----- Supplied material
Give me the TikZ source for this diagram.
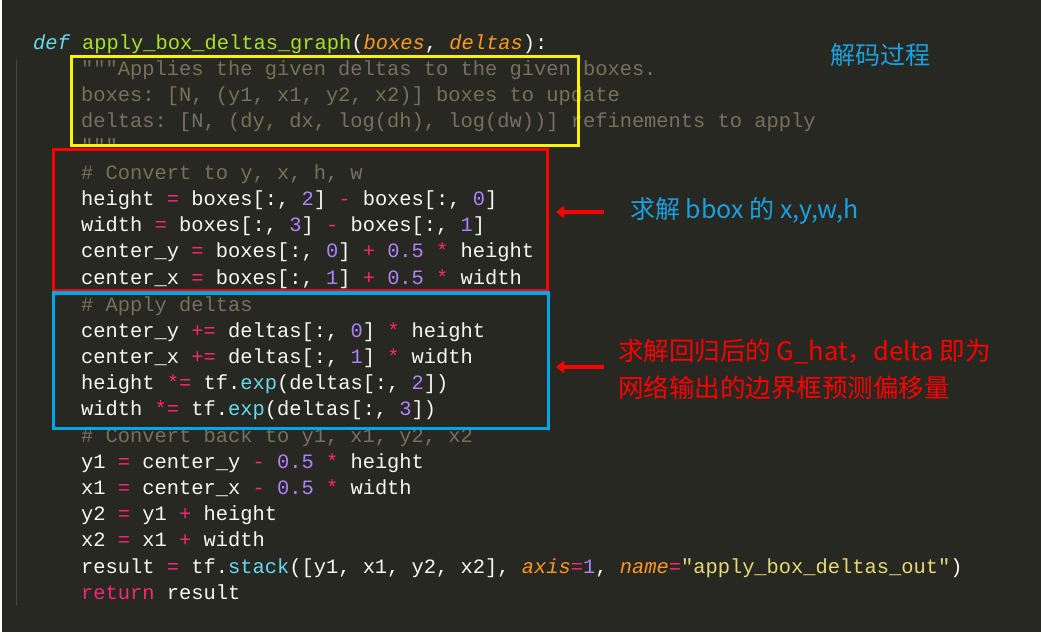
\documentclass[tikz,border=0pt]{standalone}
\usepackage{fontspec}
\setmonofont{Liberation Mono}
\newfontfamily\cjk{Noto Sans CJK SC}
\definecolor{bgc}{HTML}{272822}
\definecolor{cmt}{HTML}{75715E}
\definecolor{kwc}{HTML}{66D9EF}
\definecolor{fnc}{HTML}{A6E22E}
\definecolor{prc}{HTML}{FD971F}
\definecolor{opc}{HTML}{F92672}
\definecolor{nmc}{HTML}{AE81FF}
\definecolor{stc}{HTML}{E6DB74}
\definecolor{fgc}{HTML}{F8F8F2}
\definecolor{ybox}{HTML}{FFF200}
\definecolor{rbox}{HTML}{FF0000}
\definecolor{bbox}{HTML}{00A8E8}
\definecolor{bluetxt}{HTML}{1BA1E2}
\newcommand\Op[1]{\textcolor{opc}{#1}}
\newcommand\Nm[1]{\textcolor{nmc}{#1}}
\newcommand\Cm[1]{\textcolor{cmt}{#1}}
\newcommand\Fn[1]{\textcolor{kwc}{#1}}
\tikzset{code/.style={anchor=base west,inner sep=0pt,text=fgc,font=\ttfamily\fontsize{20.4}{20}\selectfont},
hl/.style={line width=3pt},
arr/.style={draw=rbox,line width=3.5pt,-{Triangle[length=8pt,width=12pt]}},
note/.style={anchor=west,inner sep=0pt,font=\cjk\fontsize{25}{25}\selectfont}}
\usetikzlibrary{arrows.meta}
\begin{document}
\begin{tikzpicture}[x=1pt,y=-1pt]
\useasboundingbox (0,0) rectangle (1041,636);
\fill[white] (0,0) rectangle (1041,636);
\fill[bgc] (2,0) rectangle (1041,632);
\draw[cmt!45!bgc,line width=0.8pt] (16,60) -- (16,605);
\node[code] (l1) at (33,50) {\textcolor{kwc}{\itshape def} \textcolor{fnc}{apply\_box\_deltas\_graph}(\textcolor{prc}{\itshape boxes}, \textcolor{prc}{\itshape deltas}):};
\node[code,text=cmt] (l2) at (81,76) {"""Applies the given deltas to the given boxes.};
\node[code,text=cmt] (l3) at (81,102) {boxes: [N, (y1, x1, y2, x2)] boxes to update};
\node[code,text=cmt] (l4) at (81,128) {deltas: [N, (dy, dx, log(dh), log(dw))] refinements to apply};
\node[code,text=cmt] (l5) at (81,154) {"""};
\node[code,text=cmt] (l6) at (81,180) {\# Convert to y, x, h, w};
\node[code] (l7) at (81,206) {height \Op{=} boxes[:, \Nm{2}] \Op{-} boxes[:, \Nm{0}]};
\node[code] (l8) at (81,232) {width \Op{=} boxes[:, \Nm{3}] \Op{-} boxes[:, \Nm{1}]};
\node[code] (l9) at (81,258) {center\_y \Op{=} boxes[:, \Nm{0}] \Op{+} \Nm{0.5} \Op{*} height};
\node[code] (l10) at (81,284) {center\_x \Op{=} boxes[:, \Nm{1}] \Op{+} \Nm{0.5} \Op{*} width};
\node[code,text=cmt] (l11) at (81,311) {\# Apply deltas};
\node[code] (l12) at (81,337) {center\_y \Op{+=} deltas[:, \Nm{0}] \Op{*} height};
\node[code] (l13) at (81,363) {center\_x \Op{+=} deltas[:, \Nm{1}] \Op{*} width};
\node[code] (l14) at (81,389) {height \Op{*=} tf.\Fn{exp}(deltas[:, \Nm{2}])};
\node[code] (l15) at (81,415) {width \Op{*=} tf.\Fn{exp}(deltas[:, \Nm{3}])};
\node[code,text=cmt] (l16) at (81,442) {\# Convert back to y1, x1, y2, x2};
\node[code] (l17) at (81,468) {y1 \Op{=} center\_y \Op{-} \Nm{0.5} \Op{*} height};
\node[code] (l18) at (81,494) {x1 \Op{=} center\_x \Op{-} \Nm{0.5} \Op{*} width};
\node[code] (l19) at (81,520) {y2 \Op{=} y1 \Op{+} height};
\node[code] (l20) at (81,546) {x2 \Op{=} x1 \Op{+} width};
\node[code] (l21) at (81,573) {result \Op{=} tf.\Fn{stack}([y1, x1, y2, x2], \textcolor{prc}{\itshape axis}\Op{=}\Nm{1}, \textcolor{prc}{\itshape name}\Op{=}\textcolor{stc}{"apply\_box\_deltas\_out"})};
\node[code] (l22) at (81,599) {\Op{return} result};
\draw[hl,ybox] (71,57) rectangle (578,146);
\draw[hl,rbox] (53,150) rectangle (547,291);
\draw[hl,bbox] (53,293) rectangle (548,428);
\coordinate (a1s) at (604,212); \coordinate (a1e) at (556,212);
\coordinate (a2s) at (604,367); \coordinate (a2e) at (556,367);
\draw[arr] (a1s) -- (a1e);
\draw[arr] (a2s) -- (a2e);
\node[note,text=bluetxt,anchor=center] (t0) at (880,55) {解码过程};
\node[note,text=bluetxt] (t1) at (630,211) {求解 bbox 的 x,y,w,h};
\node[note,text=rbox,font=\cjk\fontsize{25.5}{25.5}\selectfont] (t2) at (618,352) {求解回归后的 G\_hat，delta 即为};
\node[note,text=rbox,font=\cjk\fontsize{25.5}{25.5}\selectfont] (t3) at (618,388) {网络输出的边界框预测偏移量};
\end{tikzpicture}
\end{document}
----------
Problem details
Except for the pictures, reproduce every line exactly.

Reply to the exercise
Give me the TikZ source for this diagram.
\documentclass[tikz,border=0pt]{standalone}
\usepackage{fontspec}
\setmonofont{Liberation Mono}
\newfontfamily\cjk{Noto Sans CJK SC}
\definecolor{bgc}{HTML}{272822}
\definecolor{cmt}{HTML}{75715E}
\definecolor{kwc}{HTML}{66D9EF}
\definecolor{fnc}{HTML}{A6E22E}
\definecolor{prc}{HTML}{FD971F}
\definecolor{opc}{HTML}{F92672}
\definecolor{nmc}{HTML}{AE81FF}
\definecolor{stc}{HTML}{E6DB74}
\definecolor{fgc}{HTML}{F8F8F2}
\definecolor{ybox}{HTML}{FFF200}
\definecolor{rbox}{HTML}{FF0000}
\definecolor{bbox}{HTML}{00A8E8}
\definecolor{bluetxt}{HTML}{1BA1E2}
\newcommand\Op[1]{\textcolor{opc}{#1}}
\newcommand\Nm[1]{\textcolor{nmc}{#1}}
\newcommand\Cm[1]{\textcolor{cmt}{#1}}
\newcommand\Fn[1]{\textcolor{kwc}{#1}}
\tikzset{code/.style={anchor=base west,inner sep=0pt,text=fgc,font=\ttfamily\fontsize{20.4}{20}\selectfont},
hl/.style={line width=3pt},
arr/.style={draw=rbox,line width=3.5pt,-{Triangle[length=8pt,width=12pt]}},
note/.style={anchor=west,inner sep=0pt,font=\cjk\fontsize{25}{25}\selectfont}}
\usetikzlibrary{arrows.meta}
\begin{document}
\begin{tikzpicture}[x=1pt,y=-1pt]
\useasboundingbox (0,0) rectangle (1041,636);
\fill[white] (0,0) rectangle (1041,636);
\fill[bgc] (2,0) rectangle (1041,632);
\draw[cmt!45!bgc,line width=0.8pt] (16,60) -- (16,605);
\node[code] (l1) at (33,50) {\textcolor{kwc}{\itshape def} \textcolor{fnc}{apply\_box\_deltas\_graph}(\textcolor{prc}{\itshape boxes}, \textcolor{prc}{\itshape deltas}):};
\node[code,text=cmt] (l2) at (81,76) {"""Applies the given deltas to the given boxes.};
\node[code,text=cmt] (l3) at (81,102) {boxes: [N, (y1, x1, y2, x2)] boxes to update};
\node[code,text=cmt] (l4) at (81,128) {deltas: [N, (dy, dx, log(dh), log(dw))] refinements to apply};
\node[code,text=cmt] (l5) at (81,154) {"""};
\node[code,text=cmt] (l6) at (81,180) {\# Convert to y, x, h, w};
\node[code] (l7) at (81,206) {height \Op{=} boxes[:, \Nm{2}] \Op{-} boxes[:, \Nm{0}]};
\node[code] (l8) at (81,232) {width \Op{=} boxes[:, \Nm{3}] \Op{-} boxes[:, \Nm{1}]};
\node[code] (l9) at (81,258) {center\_y \Op{=} boxes[:, \Nm{0}] \Op{+} \Nm{0.5} \Op{*} height};
\node[code] (l10) at (81,284) {center\_x \Op{=} boxes[:, \Nm{1}] \Op{+} \Nm{0.5} \Op{*} width};
\node[code,text=cmt] (l11) at (81,311) {\# Apply deltas};
\node[code] (l12) at (81,337) {center\_y \Op{+=} deltas[:, \Nm{0}] \Op{*} height};
\node[code] (l13) at (81,363) {center\_x \Op{+=} deltas[:, \Nm{1}] \Op{*} width};
\node[code] (l14) at (81,389) {height \Op{*=} tf.\Fn{exp}(deltas[:, \Nm{2}])};
\node[code] (l15) at (81,415) {width \Op{*=} tf.\Fn{exp}(deltas[:, \Nm{3}])};
\node[code,text=cmt] (l16) at (81,442) {\# Convert back to y1, x1, y2, x2};
\node[code] (l17) at (81,468) {y1 \Op{=} center\_y \Op{-} \Nm{0.5} \Op{*} height};
\node[code] (l18) at (81,494) {x1 \Op{=} center\_x \Op{-} \Nm{0.5} \Op{*} width};
\node[code] (l19) at (81,520) {y2 \Op{=} y1 \Op{+} height};
\node[code] (l20) at (81,546) {x2 \Op{=} x1 \Op{+} width};
\node[code] (l21) at (81,573) {result \Op{=} tf.\Fn{stack}([y1, x1, y2, x2], \textcolor{prc}{\itshape axis}\Op{=}\Nm{1}, \textcolor{prc}{\itshape name}\Op{=}\textcolor{stc}{"apply\_box\_deltas\_out"})};
\node[code] (l22) at (81,599) {\Op{return} result};
\draw[hl,ybox] (71,57) rectangle (578,146);
\draw[hl,rbox] (53,150) rectangle (547,291);
\draw[hl,bbox] (53,293) rectangle (548,428);
\coordinate (a1s) at (604,212); \coordinate (a1e) at (556,212);
\coordinate (a2s) at (604,367); \coordinate (a2e) at (556,367);
\draw[arr] (a1s) -- (a1e);
\draw[arr] (a2s) -- (a2e);
\node[note,text=bluetxt,anchor=center] (t0) at (880,55) {解码过程};
\node[note,text=bluetxt] (t1) at (630,211) {求解 bbox 的 x,y,w,h};
\node[note,text=rbox,font=\cjk\fontsize{25.5}{25.5}\selectfont] (t2) at (618,352) {求解回归后的 G\_hat，delta 即为};
\node[note,text=rbox,font=\cjk\fontsize{25.5}{25.5}\selectfont] (t3) at (618,388) {网络输出的边界框预测偏移量};
\end{tikzpicture}
\end{document}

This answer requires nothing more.